**What to do**
Transcribe every line exactly. Leave the pictures behind.

**Dataset section**
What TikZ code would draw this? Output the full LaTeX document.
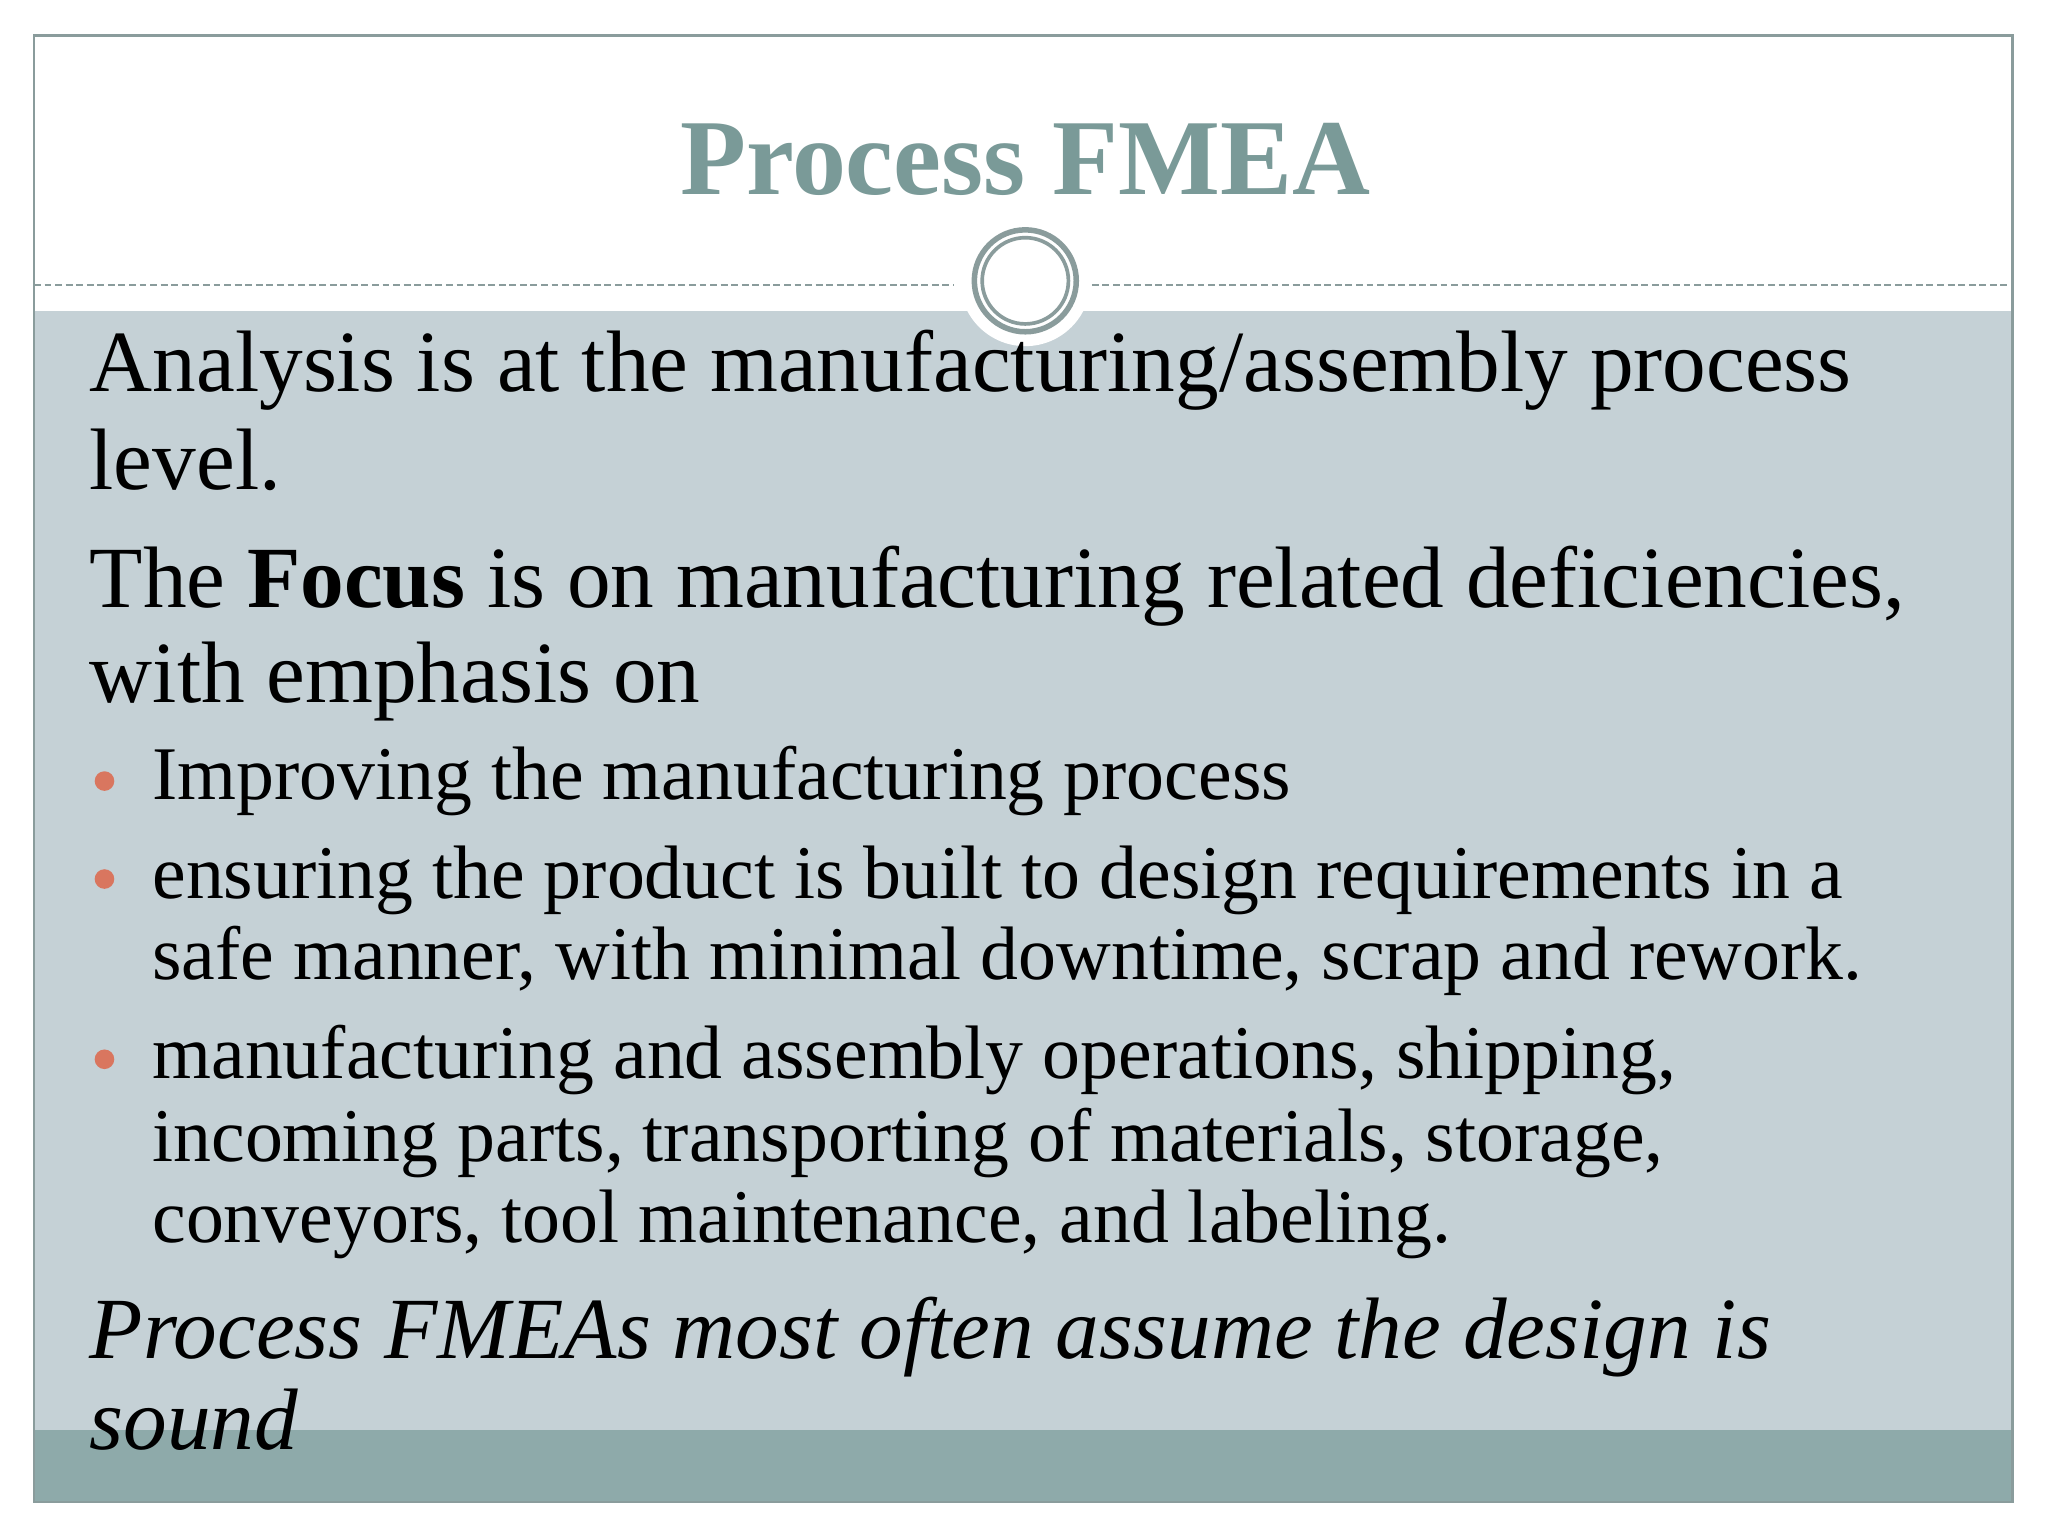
\documentclass[tikz,border=0pt]{standalone}
\usepackage{fontspec}
\setmainfont{Liberation Serif}
\definecolor{bodybg}{HTML}{C5D1D6}
\definecolor{barbg}{HTML}{8EAAAA}
\definecolor{titlec}{HTML}{7A9A98}
\definecolor{framec}{HTML}{8A9C9C}
\definecolor{dotc}{HTML}{D9765F}
\tikzset{
 big/.style={anchor=base west,inner sep=0pt,font=\fontsize{19}{22}\selectfont},
 small/.style={anchor=base west,inner sep=0pt,font=\fontsize{16.5}{19}\selectfont},
 dot/.style={circle,fill=dotc,inner sep=0pt,minimum size=0.15cm}
}
\begin{document}
\begin{tikzpicture}[x=0.01cm,y=-0.01cm]
\useasboundingbox (0,0) rectangle (1568,1176);
\fill[white] (0,0) rectangle (1568,1176);
\fill[bodybg] (26,238) rectangle (1541,1095);
\fill[barbg] (26,1095) rectangle (1541,1150);
\draw[framec,line width=0.6pt] (26,27) rectangle (1541,1150);
\draw[framec,dash pattern=on 1.5pt off 0.8pt,line width=0.4pt] (26,218) -- (730,218);
\draw[framec,dash pattern=on 1.5pt off 0.8pt,line width=0.4pt] (836,218) -- (1541,218);
\node[circle,fill=white,minimum size=1.0cm,inner sep=0pt] (c0) at (785,215) {};
\node[circle,draw=framec,line width=1.2pt,minimum size=0.78cm,inner sep=0pt] (c1) at (785,215) {};
\node[circle,draw=framec,line width=0.8pt,minimum size=0.66cm,inner sep=0pt] (c2) at (785,215) {};
\node[text=titlec,font=\fontsize{23.5}{26}\bfseries\selectfont,inner sep=0pt] (t) at (785,122) {Process FMEA};
\node[big] (l1) at (68,300) {Analysis is at the manufacturing/assembly process};
\node[big] (l2) at (68,375) {level.};
\node[big] (l3) at (68,465) {The \textbf{Focus} is on manufacturing related deficiencies,};
\node[big] (l4) at (68,538) {with emphasis on};
\node[dot] (d1) at (80,598) {};
\node[small] (b1) at (116,612) {Improving the manufacturing process};
\node[dot] (d2) at (80,673) {};
\node[small] (b2) at (116,688) {ensuring the product is built to design requirements in a};
\node[small] (b3) at (116,750) {safe manner, with minimal downtime, scrap and rework.};
\node[dot] (d3) at (80,811) {};
\node[small] (b4) at (116,826) {manufacturing and assembly operations, shipping,};
\node[small] (b5) at (116,889) {incoming parts, transporting of materials, storage,};
\node[small] (b6) at (116,951) {conveyors, tool maintenance, and labeling.};
\node[big,font=\fontsize{19}{22}\itshape\selectfont] (i1) at (68,1040) {Process FMEAs most often assume the design is};
\node[big,font=\fontsize{19}{22}\itshape\selectfont] (i2) at (68,1110) {sound};
\end{tikzpicture}
\end{document}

**Task solution**
What TikZ code would draw this? Output the full LaTeX document.
\documentclass[tikz,border=0pt]{standalone}
\usepackage{fontspec}
\setmainfont{Liberation Serif}
\definecolor{bodybg}{HTML}{C5D1D6}
\definecolor{barbg}{HTML}{8EAAAA}
\definecolor{titlec}{HTML}{7A9A98}
\definecolor{framec}{HTML}{8A9C9C}
\definecolor{dotc}{HTML}{D9765F}
\tikzset{
 big/.style={anchor=base west,inner sep=0pt,font=\fontsize{19}{22}\selectfont},
 small/.style={anchor=base west,inner sep=0pt,font=\fontsize{16.5}{19}\selectfont},
 dot/.style={circle,fill=dotc,inner sep=0pt,minimum size=0.15cm}
}
\begin{document}
\begin{tikzpicture}[x=0.01cm,y=-0.01cm]
\useasboundingbox (0,0) rectangle (1568,1176);
\fill[white] (0,0) rectangle (1568,1176);
\fill[bodybg] (26,238) rectangle (1541,1095);
\fill[barbg] (26,1095) rectangle (1541,1150);
\draw[framec,line width=0.6pt] (26,27) rectangle (1541,1150);
\draw[framec,dash pattern=on 1.5pt off 0.8pt,line width=0.4pt] (26,218) -- (730,218);
\draw[framec,dash pattern=on 1.5pt off 0.8pt,line width=0.4pt] (836,218) -- (1541,218);
\node[circle,fill=white,minimum size=1.0cm,inner sep=0pt] (c0) at (785,215) {};
\node[circle,draw=framec,line width=1.2pt,minimum size=0.78cm,inner sep=0pt] (c1) at (785,215) {};
\node[circle,draw=framec,line width=0.8pt,minimum size=0.66cm,inner sep=0pt] (c2) at (785,215) {};
\node[text=titlec,font=\fontsize{23.5}{26}\bfseries\selectfont,inner sep=0pt] (t) at (785,122) {Process FMEA};
\node[big] (l1) at (68,300) {Analysis is at the manufacturing/assembly process};
\node[big] (l2) at (68,375) {level.};
\node[big] (l3) at (68,465) {The \textbf{Focus} is on manufacturing related deficiencies,};
\node[big] (l4) at (68,538) {with emphasis on};
\node[dot] (d1) at (80,598) {};
\node[small] (b1) at (116,612) {Improving the manufacturing process};
\node[dot] (d2) at (80,673) {};
\node[small] (b2) at (116,688) {ensuring the product is built to design requirements in a};
\node[small] (b3) at (116,750) {safe manner, with minimal downtime, scrap and rework.};
\node[dot] (d3) at (80,811) {};
\node[small] (b4) at (116,826) {manufacturing and assembly operations, shipping,};
\node[small] (b5) at (116,889) {incoming parts, transporting of materials, storage,};
\node[small] (b6) at (116,951) {conveyors, tool maintenance, and labeling.};
\node[big,font=\fontsize{19}{22}\itshape\selectfont] (i1) at (68,1040) {Process FMEAs most often assume the design is};
\node[big,font=\fontsize{19}{22}\itshape\selectfont] (i2) at (68,1110) {sound};
\end{tikzpicture}
\end{document}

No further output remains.